Recensione del film "Cafarnao - Caos e miracoli" (di Angela Laugier)
Titolo originale: Capharnaüm
Regia: Nadine Labaki
Principali interpreti: Zain Alrafeea, Yordanos Shifera, Boluwatife Treasure Bankole, Kawsar Al Haddad – 120 min. – Libano, USA 2018.
Capharnaüm è l’antica città della Galilea, da cui iniziò la predicazione di Gesù. Nei millenni il suo nome ha acquisito il significato di confuso bazar, senza regole, in cui tutto è acquistabile.
Nel Libano miserabile e caotico dei campi che accolgono milioni di rifugiati dal vicino Oriente e anche dal Corno d’Africa, la regista Nadine Labaki ambienta una parte della dolorosissima storia di Zain (Zain Alrafeea), un frugoletto dodicenne, intelligente e triste, figlio di profughi siriani insediati nei pressi di Beirut.
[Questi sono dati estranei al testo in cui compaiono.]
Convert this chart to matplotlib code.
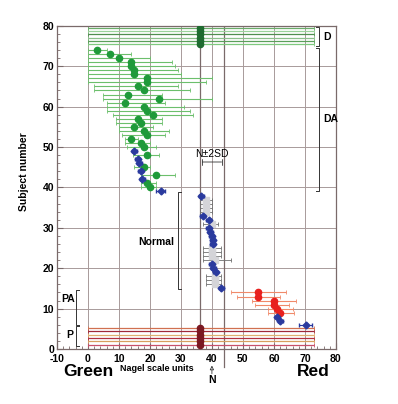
import matplotlib
matplotlib.use("Agg")
import matplotlib.pyplot as plt
import numpy as np

plt.rcParams['font.family'] = ['Liberation Sans', 'DejaVu Sans']
plt.rcParams['axes.unicode_minus'] = False

# deuteranopes (D): full range lines with match at 36
d_subj = [75.5, 76.3, 77.0, 78.0, 78.8, 79.5]
d_match = [36, 36, 36, 36, 36, 36]
d_lo = [0, 0, 0, 0, 0, 0]
d_hi = [73, 73, 73, 73, 73, 73]
d_colors = ['#7fc97f', '#5aa05a', '#8cc08c', '#4f8f4f', '#9bd39b', '#6aad6a']

# protanopes (P)
p_subj = [1.0, 1.9, 2.7, 3.5, 4.4, 5.3]
p_match = [36, 36, 36, 36, 36, 36]
p_lo = [0, 0, 0, 0, 0, 0]
p_hi = [73, 73, 73, 73, 73, 73]
p_colors = ['#c8506a', '#d8a060', '#b03040', '#e0b070', '#a02838', '#d07050']

# deuteranomalous (DA), green circles
da_subj = [74, 73, 72, 71, 70, 69, 68, 67, 66, 65, 64, 63, 62, 61, 60, 59, 58,
           57, 56, 55, 54, 53, 52, 51, 50, 48, 45, 43, 41, 40]
da_x = [3, 7, 10, 14, 14, 15, 15, 19, 19, 16, 18, 13, 23, 12, 18, 19, 21,
        16, 17, 15, 18, 19, 14, 17, 18, 19, 18, 22, 19, 20]
da_lo = [0, 0, 0, 0, 0, 0, 0, 0, 0, 2, 2, 5, 5, 6, 6, 6, 8,
         9, 9, 10, 10, 11, 12, 12, 12.5, 14.5, 15, 17, 17, 17]
da_hi = [6, 14, 20, 27, 28, 29, 30, 40, 38, 29, 33, 24, 40, 25, 31, 33, 34,
         24, 24, 21, 26, 25, 16, 20, 22, 23, 20, 28, 22, 22]

# single matches (blue diamonds)
blue_subj = [49, 47, 46, 44, 42, 39, 38, 33, 32, 30, 29, 28, 27, 26, 21, 20, 19, 15, 8, 7, 6]
blue_x = [15, 16, 16.6, 17, 17.5, 23.5, 36.5, 37, 39, 39, 39.5, 40, 40.2, 40.2,
          40, 40.4, 41.3, 43, 61, 62, 70.2]
blue_err = [0.8, 0.8, 0.8, 0.8, 0.8, 1.5, 0.8, 0.8, 0.8, 0.8, 0.8, 0.8, 0.8, 0.8,
            0.8, 0.8, 0.8, 0.8, 0.8, 0.8, 2]

# normal observers with ranges (grey)
nrm_subj = [37, 36, 35, 34, 31, 25, 24, 23, 22, 18, 17, 16]
nrm_x = [38, 38, 38, 38, 40, 40, 40, 40, 41, 41, 41, 41]
nrm_lo = [36, 36, 36, 36, 37, 37, 37, 37, 37, 38, 38, 38]
nrm_hi = [40, 40, 40, 40, 42, 43, 43, 43, 46, 43, 43, 43]

# protanomalous (PA), red circles
pa_subj = [14, 13, 12, 11, 10, 9]
pa_x = [55, 55, 60, 60, 61, 62]
pa_lo = [46, 48, 53, 54, 58, 58]
pa_hi = [64, 62, 67, 65, 66, 66.5]

fig = plt.figure(figsize=(3.98, 4.04), dpi=100)
ax = fig.add_axes([0.143, 0.136, 0.701, 0.80])

grid_c = '#a89a9a'
for gx in [0, 10, 20, 30, 40, 50, 60, 70]:
    ax.axvline(gx, color=grid_c, lw=0.7, zorder=0)
for gy in [10, 20, 30, 40, 50, 60, 70]:
    ax.axhline(gy, color=grid_c, lw=0.7, zorder=0)
ax.axvline(36, color='#7a6a6a', lw=0.9, zorder=0)
ax.plot([44, 44], [0, -4.5], color='#7a6a6a', lw=0.9, clip_on=False)
ax.axvline(44, color='#7a6a6a', lw=0.9, zorder=0)

# D and P full-range lines
for y, m, lo, hi, c in zip(d_subj, d_match, d_lo, d_hi, d_colors):
    ax.errorbar(m, y, xerr=[[m - lo], [hi - m]], fmt='none', ecolor=c,
                elinewidth=0.9, capsize=1.5, capthick=0.6, zorder=2)
for y, m, lo, hi, c in zip(p_subj, p_match, p_lo, p_hi, p_colors):
    ax.errorbar(m, y, xerr=[[m - lo], [hi - m]], fmt='none', ecolor=c,
                elinewidth=0.9, capsize=1.5, capthick=0.6, zorder=2)
ax.plot(d_match, d_subj, 'o', color='#1e6b30', ms=4.5, zorder=4)
ax.plot(p_match, p_subj, 'o', color='#7a1822', ms=4.5, zorder=4)

# DA
da_x_a = np.array(da_x, float)
ax.errorbar(da_x_a, da_subj,
            xerr=[da_x_a - np.array(da_lo), np.array(da_hi) - da_x_a],
            fmt='o', color='#1f9a3a', ms=4.5, ecolor='#6cbf6c',
            elinewidth=0.8, capsize=1.5, capthick=0.6, zorder=3)

# Normal ranges
nrm_x_a = np.array(nrm_x, float)
ax.errorbar(nrm_x_a, nrm_subj,
            xerr=[nrm_x_a - np.array(nrm_lo), np.array(nrm_hi) - nrm_x_a],
            fmt='s', color='#d4d4d8', ms=5, ecolor='#707070',
            elinewidth=0.6, capsize=1.5, capthick=0.6, zorder=3)

# PA
pa_x_a = np.array(pa_x, float)
ax.errorbar(pa_x_a, pa_subj,
            xerr=[pa_x_a - np.array(pa_lo), np.array(pa_hi) - pa_x_a],
            fmt='o', color='#e8201e', ms=4.5, ecolor='#f08a6a',
            elinewidth=0.8, capsize=1.5, capthick=0.6, zorder=3)

# blue single matches
ax.errorbar(blue_x, blue_subj, xerr=blue_err, fmt='D', color='#2a3a9e', ms=3.5,
            ecolor='#2a3a9e', elinewidth=0.8, capsize=1.2, zorder=5)

ax.set_xlim(-10, 80)
ax.set_ylim(0, 80)
ax.set_xticks(range(-10, 81, 10))
ax.set_yticks(range(0, 81, 10))
ax.set_xticks(range(-10, 81, 2), minor=True)
ax.set_yticks(range(0, 81, 2), minor=True)
ax.tick_params(which='both', direction='in', color='#7a6a6a')
ax.tick_params(which='major', length=4, labelsize=7.5)
ax.tick_params(axis='x', which='major', pad=3.5)
ax.tick_params(axis='y', which='major', pad=2)
ax.tick_params(which='minor', length=2)
for lab in ax.get_xticklabels() + ax.get_yticklabels():
    lab.set_fontweight('bold')
for sp in ax.spines.values():
    sp.set_color('#7a6a6a')
    sp.set_linewidth(0.9)

ax.set_ylabel('Subject number', fontsize=7.5, fontweight='bold')
ax.yaxis.set_label_coords(-0.1, 0.55)

# group brackets
bk = '#333333'
ax.plot([73.5, 74.5, 74.5, 73.5], [79.6, 79.6, 75.0, 75.0], color=bk, lw=0.7, clip_on=False)
ax.text(75.8, 77.3, 'D', fontsize=7.5, fontweight='bold', va='center')
ax.plot([73.5, 74.5, 74.5, 73.5], [74.5, 74.5, 39.0, 39.0], color=bk, lw=0.7, clip_on=False)
ax.text(75.8, 57, 'DA', fontsize=7.5, fontweight='bold', va='center')
ax.plot([30, 29, 29, 30], [38.8, 38.8, 14.8, 14.8], color=bk, lw=0.7)
ax.text(22, 26.5, 'Normal', fontsize=7.5, fontweight='bold', ha='center', va='center')
ax.plot([-3, -3.7, -3.7, -3], [14.6, 14.6, 6.0, 6.0], color=bk, lw=0.7)
ax.text(-6.3, 12.5, 'PA', fontsize=7.5, fontweight='bold', ha='center', va='center')
ax.plot([-3, -3.7, -3.7, -3], [5.6, 5.6, 0.8, 0.8], color=bk, lw=0.7)
ax.text(-6.0, 3.5, 'P', fontsize=7.5, fontweight='bold', ha='center', va='center')

# N +/- 2SD
ax.text(40, 48.2, 'N±2SD', fontsize=7.5, ha='center', va='center')
ax.annotate('', xy=(36, 46.3), xytext=(44, 46.3),
            arrowprops=dict(arrowstyle='|-|', lw=0.6, color='#333333',
                            mutation_scale=2))

# bottom labels
ax.text(0.3, -5.5, 'Green', fontsize=12.5, fontweight='bold', ha='center', va='center',
        clip_on=False)
ax.text(72.6, -5.5, 'Red', fontsize=12.5, fontweight='bold', ha='center', va='center',
        clip_on=False)
ax.text(22.2, -4.8, 'Nagel scale units', fontsize=6.5, fontweight='bold', ha='center',
        va='center', clip_on=False)
ax.annotate('', xy=(40, -3.4), xytext=(40, -6.8),
            arrowprops=dict(arrowstyle='-|>', fc='white', ec='#333333', lw=0.6,
                            mutation_scale=6), annotation_clip=False)
ax.text(40, -7.7, 'N', fontsize=7.5, fontweight='bold', ha='center', va='center',
        clip_on=False)

fig.savefig('out.png', dpi=100)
Zain compare in manette nell’aula del tribunale della capitale libanese: è in stato d’arresto, avendo ferito gravemente, con un coltello, l’uomo che aveva comprato dai genitori sua sorella Sahar, di soli undici anni, che invano egli aveva cercato di proteggere da lui. Sahar ne era morta poiché il suo corpo gracile e ancora infantile non aveva retto alla prima gravidanza. L’accoltellamento del cognato pedofilo era stata la vendetta di Zain, che ora, in tribunale, stava chiedendo giustizia per sé, denunciando quei genitori per il reato di averlo messo al mondo, col solo fine di ricevere i sussidi che l’alto numero dei figli garantisce ai profughi.
La stessa regista assume il ruolo di avvocato difensore del piccolo, a cui chiede di raccontare la propria storia.
Il film, pertanto, ripercorre a colpi di flashback la dolorosissima infanzia di Zain, la sua fuga dalla famiglia, il suo vagare incerto e pericoloso lungo le strade e i mercati in cui i profughi si mescolano ai libanesi, sempre pronti a lucrare sui loro bisogni e sulla loro disperazione.
Il mio giudizio su questo film è incerto: pur riconoscendone i pregi formali, ribadisco la mia avversione per i film ricattatori, che esibiscono il dolore senza ritegno, ingigantendolo col racconto del susseguirsi ininterrotto di sciagure che si abbattono sugli indifesi, soprattutto quando insopportabilmente i bambini, perfetti per commuovere, ne diventano i protagonisti. Le vicende sono sicuramente “storie vere”, forse addirittura al di sotto della realtà, in un mondo in cui tutto è merce, e in cui corpi e anime dei più deboli diventano oggetto di compravendita cinica, da parte di chi sfrutta senza scrupoli la disperazione degli uomini in fuga dalla fame, dalle persecuzioni politiche e dalla tortura, proprio là dove sono accolti in attesa degli aiuti umanitari.
Mi chiedo, tuttavia, per quale motivo, di fronte a questa dura realtà, Nadine Labaki, invece di denunciare le responsabilità politiche e storiche che l’hanno prodotta, si sia accontentata di una semplicistica rappresentazione sociologica, alla ricerca delle colpe individuali, mettendo inevitabilmente sullo stesso piano gli sfruttati e gli sfruttatori, le vittime e i carnefici.